A plunge router with a 1/4" and 1/2" collet handles edge profiling, housings (dados), rebates, and template work. Fixed-base routers mounted in a router table extend the range to raised panel profiles and consistent moulding production. Bit quality varies widely; carbide-tipped bits from Freud, CMT, or Trend last significantly longer than economy options and produce cleaner surfaces.

Drill / Driver and Drill Press

A cordless drill/driver handles pilot holes, countersinks, and screw driving. For hinge boring (particularly the 35 mm Forstner holes used for concealed Euro hinges in modern cabinet making), a drill press provides the perpendicularity that a hand drill rarely achieves consistently. Forstner bits produce a flat-bottomed hole with a clean perimeter — essential for hinge cup seating.

Sharpening

The condition of cutting edges determines the quality of the surface left after each cut. A sharp chisel or plane iron follows the wood rather than tearing it; blunt tools require more force and produce rougher surfaces.

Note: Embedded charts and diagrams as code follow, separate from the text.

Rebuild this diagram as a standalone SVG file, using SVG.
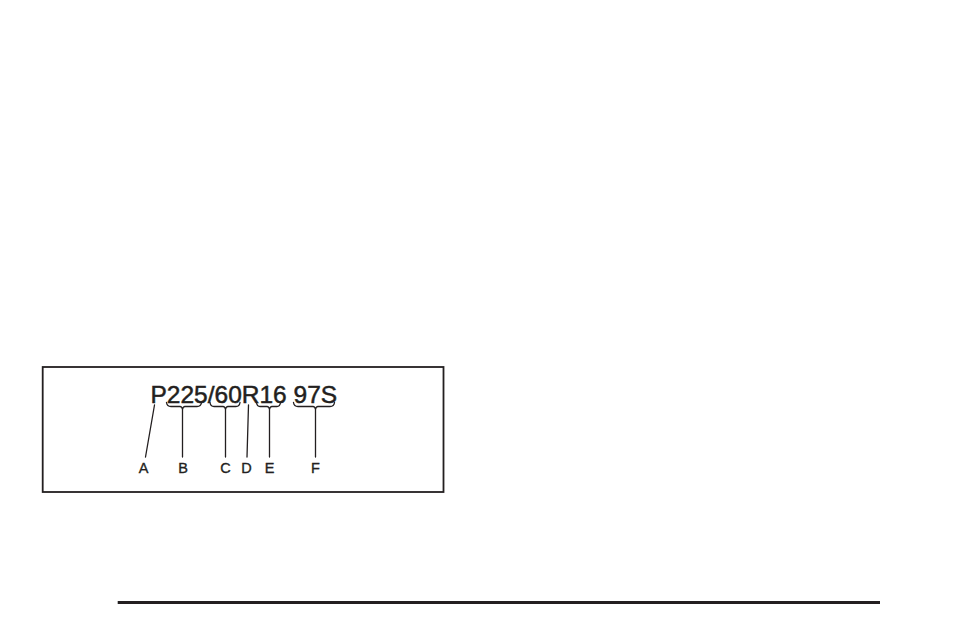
<svg xmlns="http://www.w3.org/2000/svg" width="954" height="636" viewBox="0 0 954 636">
<style>
.ink{fill:none;stroke:#231f20;stroke-width:1.3;stroke-linecap:round;stroke-linejoin:round}
.big{font-family:"Liberation Sans",Arial,sans-serif;font-size:24.5px;fill:#231f20;stroke:#231f20;stroke-width:0.5}
.lbl{font-family:"Liberation Sans",Arial,sans-serif;font-size:14.5px;fill:#231f20;stroke:#231f20;stroke-width:0.35;text-anchor:middle}
</style>
<rect width="954" height="636" fill="#ffffff"/>
<g id="frame">
<rect x="42.7" y="367" width="400.8" height="125" fill="none" stroke="#231f20" stroke-width="1.8"/>
</g>
<g id="tire-code">
<text class="big" x="150.5" y="402.5">P225/60R16 97S</text>
</g>
<g id="connectors">
<path class="ink" d="M154.5,405 L145.5,457"/>
<path class="ink" d="M166.5,402.5 Q167,406.5 171,406.5 L180,406.5 Q182,406.5 182.5,409.5 Q183,406.5 185,406.5 L197,406.5 Q201,406.5 201.5,402.5 M182.5,409.5 L182.5,457"/>
<path class="ink" d="M210,402.5 Q210.5,406.5 214,406.5 L223,406.5 Q225,406.5 225.5,409.5 Q226,406.5 228,406.5 L236,406.5 Q239.5,406.5 240,402.5 M225.5,409.5 L225.5,457"/>
<path class="ink" d="M248.5,405 L247,457"/>
<path class="ink" d="M256.5,402.5 Q257,406.5 260,406.5 L267,406.5 Q269,406.5 269.5,409.5 Q270,406.5 272,406.5 L277,406.5 Q280,406.5 280.5,402.5 M269.5,409.5 L269.5,457"/>
<path class="ink" d="M293.5,402.5 Q294,406.5 298,406.5 L313,406.5 Q315,406.5 315.5,409.5 Q316,406.5 318,406.5 L330,406.5 Q334,406.5 334.5,402.5 M315.5,409.5 L315.5,457"/>
</g>
<g id="labels">
<text class="lbl" x="143.5" y="472.5">A</text>
<text class="lbl" x="183" y="472.5">B</text>
<text class="lbl" x="225.5" y="472.5">C</text>
<text class="lbl" x="246.5" y="472.5">D</text>
<text class="lbl" x="269.5" y="472.5">E</text>
<text class="lbl" x="315.5" y="472.5">F</text>
</g>
<g id="rule">
<line x1="117.7" y1="602.5" x2="880" y2="602.5" stroke="#231f20" stroke-width="3"/>
</g>
</svg>
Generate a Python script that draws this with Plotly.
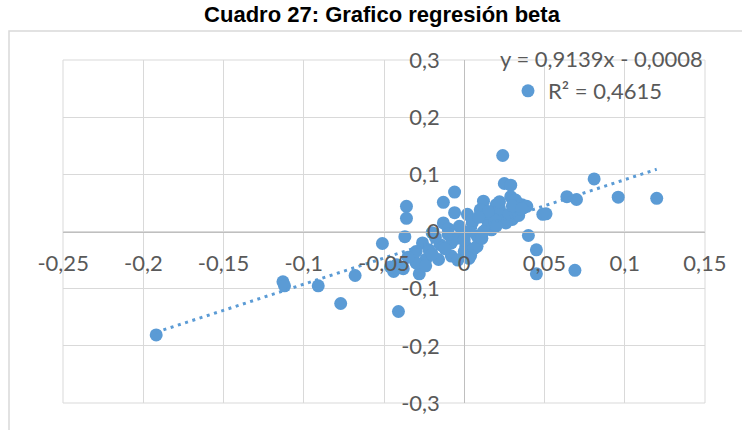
import plotly.graph_objects as go

# ---- data ----
x_vals = [-0.192, -0.113, -0.112, -0.091, -0.077, -0.068, -0.041, 0.120, 0.096, 0.081,
          0.070, 0.064, 0.069, 0.045, 0.045, 0.040, 0.049, 0.051, 0.024, 0.025,
          0.029, -0.006, -0.013, -0.036, -0.036, -0.037, -0.051, -0.028, -0.044, 0.012,
          0.020, 0.029, 0.036, 0.030, 0.002, -0.006, 0.017, 0.008, 0.001, 0.008,
          -0.008, -0.016, -0.024, -0.032, -0.026, -0.020, -0.013, -0.003, -0.015, -0.008,
          -0.001, 0.014, 0.024, 0.033, 0.039, 0.010, 0.005, 0.018, 0.026, -0.022,
          -0.042, -0.038, -0.046, -0.030, 0.000, 0.006, 0.004, -0.010, 0.015, 0.022,
          0.034, -0.018, 0.003, 0.011, -0.005, 0.032, 0.019,
          -0.020, -0.012, 0.000, 0.012, 0.020, 0.028, -0.030, -0.035, 0.005, 0.015,
          0.030, -0.004, 0.003, -0.024, 0.009, 0.036, -0.010, 0.022]
y_vals = [-0.181, -0.088, -0.095, -0.095, -0.126, -0.077, -0.140, 0.058, 0.060, 0.092,
          0.056, 0.061, -0.068, -0.074, -0.032, -0.007, 0.030, 0.031, 0.133, 0.084,
          0.081, 0.069, 0.051, 0.044, 0.023, -0.009, -0.021, -0.074, -0.070, 0.053,
          0.047, 0.061, 0.047, 0.021, 0.030, 0.033, 0.003, -0.008, -0.026, -0.026,
          -0.043, -0.049, -0.049, -0.043, -0.020, -0.002, 0.015, 0.009, -0.023, -0.020,
          -0.008, 0.021, 0.027, 0.038, 0.044, 0.038, 0.015, 0.033, 0.015, -0.032,
          -0.058, -0.065, -0.062, -0.055, -0.035, -0.030, -0.042, 0.005, 0.010, 0.040,
          0.028, -0.010, 0.000, -0.012, -0.012, 0.055, 0.020,
          -0.040, -0.030, -0.015, 0.000, 0.010, 0.030, -0.035, -0.045, 0.020, 0.035,
          0.045, -0.050, -0.047, -0.060, 0.025, 0.040, -0.005, 0.052]

slope = 0.9139
intercept = -0.0008
equation_label = "y = 0,9139x - 0,0008"
r2_label = "R² = 0,4615"
title_text = "Cuadro 27: Grafico regresión beta"

x_ticks = [-0.25, -0.2, -0.15, -0.1, -0.05, 0, 0.05, 0.1, 0.15]
x_tick_labels = ["-0,25", "-0,2", "-0,15", "-0,1", "-0,05", "0", "0,05", "0,1", "0,15"]
y_ticks = [-0.3, -0.2, -0.1, 0, 0.1, 0.2, 0.3]
y_tick_labels = ["-0,3", "-0,2", "-0,1", "0", "0,1", "0,2", "0,3"]

# ---- figure ----
BLUE = "#5b9bd5"
GRID = "#d9d9d9"
AXIS = "#bfbfbf"
TXT = "#595959"
FONT = "Lato, Calibri, sans-serif"

x_min, x_max = min(x_vals), max(x_vals)
trend_x = [x_min, x_max]
trend_y = [slope * v + intercept for v in trend_x]

fig = go.Figure()
fig.add_trace(go.Scatter(
    x=x_vals, y=y_vals, mode="markers", name=r2_label,
    marker=dict(color=BLUE, size=13, line=dict(width=0)),
    showlegend=True,
))
fig.add_trace(go.Scatter(
    x=trend_x, y=trend_y, mode="lines", showlegend=False,
    line=dict(color=BLUE, width=3, dash="3px,4.6px"),
))

x_range = [-0.2501, 0.1501]
y_range = [-0.3001, 0.3001]

fig.update_layout(
    width=742, height=430,
    margin=dict(l=63, r=37, t=60, b=27),
    paper_bgcolor="white", plot_bgcolor="white",
    title=dict(text=title_text, x=382 / 742, xanchor="center", y=1 - 14 / 430, yanchor="middle",
               font=dict(family="Liberation Sans, Arial, sans-serif", size=22, color="black", weight="bold")),
    xaxis=dict(range=x_range, tickvals=x_ticks, ticktext=x_tick_labels,
               showgrid=True, gridcolor=GRID, gridwidth=1, zeroline=False,
               showline=True, linecolor=AXIS, linewidth=1,
               anchor="free", position=0.5, ticks="",
               ticklabelstandoff=12,
               tickfont=dict(family=FONT, size=22, color=TXT)),
    yaxis=dict(range=y_range, tickvals=y_ticks, ticktext=y_tick_labels,
               showgrid=True, gridcolor=GRID, gridwidth=1, zeroline=False,
               showline=True, linecolor=AXIS, linewidth=1,
               anchor="free", position=0.625, ticks="",
               ticklabelstandoff=20,
               tickfont=dict(family=FONT, size=22, color=TXT)),
    legend=dict(x=(508 - 63) / 642, y=(403 - 70) / 343, xanchor="left", yanchor="top",
                bgcolor="rgba(0,0,0,0)", borderwidth=0,
                font=dict(family=FONT, size=22, color=TXT)),
    showlegend=True,
    annotations=[dict(text=equation_label, xref="paper", yref="paper",
                      x=(601 - 63) / 642, y=(403 - 58) / 343, xanchor="center", yanchor="middle",
                      showarrow=False, font=dict(family=FONT, size=22, color=TXT))],
    shapes=[
        dict(type="rect", xref="x domain", yref="y domain", x0=0, x1=1, y0=0, y1=1,
             line=dict(color=GRID, width=1), layer="below"),
        dict(type="rect", xref="paper", yref="paper",
             x0=(9 - 63) / 642, x1=(760 - 63) / 642, y0=(403 - 450) / 343, y1=(403 - 31) / 343,
             line=dict(color=GRID, width=1.5), layer="below"),
    ],
)

fig.write_html("out.html", config={"displayModeBar": False},
               post_script="document.body.style.margin='0px';document.body.style.overflow='hidden';")
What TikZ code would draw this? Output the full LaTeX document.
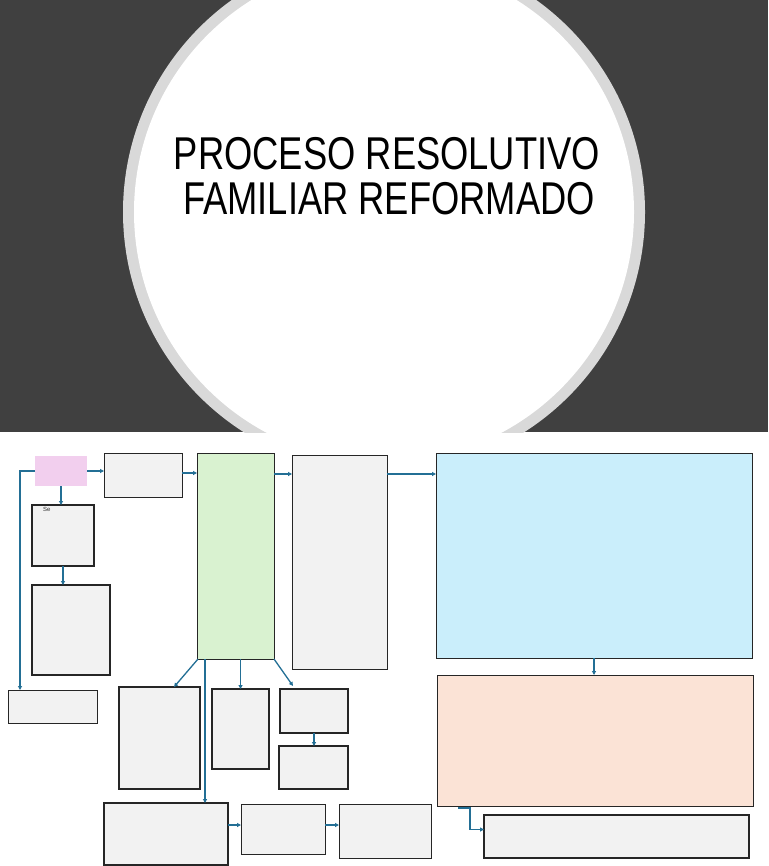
\documentclass[tikz,border=0pt]{standalone}
\usepackage{fontspec}
\setmainfont{Liberation Sans}
\usetikzlibrary{arrows.meta,calc}
\definecolor{darkbg}{HTML}{404040}
\definecolor{ringc}{HTML}{D9D9D9}
\definecolor{pinkc}{HTML}{F2CFEE}
\definecolor{greenc}{HTML}{D9F2D0}
\definecolor{bluec}{HTML}{CAEEFB}
\definecolor{peachc}{HTML}{FBE3D6}
\definecolor{grayc}{HTML}{F2F2F2}
\definecolor{edgec}{HTML}{262626}
\definecolor{connc}{HTML}{236F95}
\tikzset{
  boxbase/.style={rectangle, inner sep=0pt, outer sep=0pt, anchor=north west},
  gbox/.style={boxbase, fill=grayc, draw=edgec, line width=1pt},
  conn/.style={draw=connc, line width=1.3pt, -{Triangle[length=4pt,width=4pt]}},
  plainconn/.style={draw=connc, line width=1.3pt},
  titlet/.style={font=\fontsize{46}{50}\selectfont, text=black, inner sep=0pt, anchor=base}
}
\newcommand{\boxat}[6]{% style, name, x1, y1, x2, y2
  \node[#1, minimum width={(#5-#3)*1pt}, minimum height={(#6-#4)*1pt}] (#2) at (#3,#4) {};}
\begin{document}
\begin{tikzpicture}[x=1pt,y=-1pt]
\useasboundingbox (0,0) rectangle (768,866);
\fill[white] (0,0) rectangle (768,866);
\fill[darkbg] (0,0) rectangle (768,432);
\begin{scope}
  \clip (0,0) rectangle (768,432);
  \fill[ringc] (384,212) circle[radius=261pt];
  \fill[white] (384,212) circle[radius=250pt];
\end{scope}
\node[titlet] (t1) at (387,170) {\scalebox{0.79}[1]{PROCESO RESOLUTIVO}};
\node[titlet] (t2) at (389,215) {\scalebox{0.79}[1]{FAMILIAR REFORMADO}};

% boxes
\boxat{boxbase, fill=pinkc}{pink}{35}{456}{87}{486}
\boxat{gbox}{A}{104}{453}{182}{497}
\boxat{gbox, line width=1.3pt}{se}{32}{505}{94}{566}
\boxat{gbox, line width=1.3pt}{C}{32}{585}{110}{675}
\boxat{gbox}{D}{8}{690}{97}{723}
\boxat{boxbase, fill=greenc, draw=edgec, line width=1pt}{green}{197}{453}{274}{659}
\boxat{gbox}{F}{292}{455}{387}{669}
\boxat{boxbase, fill=bluec, draw=edgec, line width=1pt}{blue}{436}{453}{752}{658}
\boxat{boxbase, fill=peachc, draw=edgec, line width=1pt}{peach}{437}{675}{753}{806}
\boxat{gbox, line width=1.2pt}{R}{484}{815}{749}{858}
\boxat{gbox, line width=1.2pt}{G}{119}{687}{200}{789}
\boxat{gbox, line width=1.2pt}{H}{212}{689}{269}{769}
\boxat{gbox, line width=1.2pt}{I}{280}{689}{348}{733}
\boxat{gbox, line width=1.2pt}{J}{279}{746}{348}{789}
\boxat{gbox, line width=1.2pt}{K}{104}{803}{228}{865}
\boxat{gbox}{L}{241}{804}{325}{854}
\boxat{gbox}{M}{339}{804}{431}{858}

\node[font=\fontsize{6}{7}\selectfont, text=black!80, inner sep=0pt, anchor=west] (setxt) at (43,509) {Se};

% connectors
\draw[conn] (pink.east) -- (pink.east -| A.west);
\coordinate (a1) at ($(A.north east)+(0,20)$);
\draw[conn] (a1) -- (a1 -| green.west);
\coordinate (g1) at ($(green.north east)+(0,21)$);
\draw[conn] (g1) -- (g1 -| F.west);
\coordinate (f1) at ($(F.north east)+(0,19)$);
\draw[conn] (f1) -- (f1 -| blue.west);
\draw[conn] (pink.south) -- (pink.south |- se.north);
\draw[conn] (se.south) -- (se.south |- C.north);
\draw[conn] (pink.west) -| ([xshift=12pt]D.north west);
\draw[conn] ([xshift=1pt]green.south west) -- ([xshift=55pt]G.north west);
\draw[conn] (H.north |- green.south) -- (H.north);
\draw[conn] (green.south east) -- ([xshift=13pt,yshift=3pt]I.north west);
\coordinate (g2) at ($(green.south west)+(8,0)$);
\draw[conn] (g2) -- (g2 |- K.north);
\draw[conn] (I.south) -- (I.south |- J.north);
\coordinate (l1) at ($(L.west)+(0,-4)$);
\draw[conn] (l1 -| K.east) -- (l1);
\coordinate (m1) at ($(M.west)+(0,-6)$);
\draw[conn] (m1 -| L.east) -- (m1);
\draw[conn] (blue.south) -- (blue.south |- peach.north);
\coordinate (p1) at ($(peach.south west)+(21,2)$);
\coordinate (r1) at ($(R.west)+(0,-7)$);
\draw[conn] (p1) -- ++(12,0) |- (r1);
\end{tikzpicture}
\end{document}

  • Waterstones: Japanese waterstones progress from 1000-grit (establishing the bevel) through 3000–4000 (refining) to 8000 (polishing). They cut quickly but dish over time and need regular flattening.
  • Diamond plates: Diamond lapping plates remain flat indefinitely and are used for rapid re-bevelling and for lapping the backs of new chisels. A 250-grit plate removes material quickly; a 600-grit plate refines before moving to waterstones.
  • Leather strop: A charged leather strop loaded with honing compound polishes the edge and removes the wire edge formed during grinding, extending the interval between full sharpenings.
Tool prices and availability referenced in this article are based on publicly listed information from Polish and EU retailers as of the article date. Specific pricing may have changed.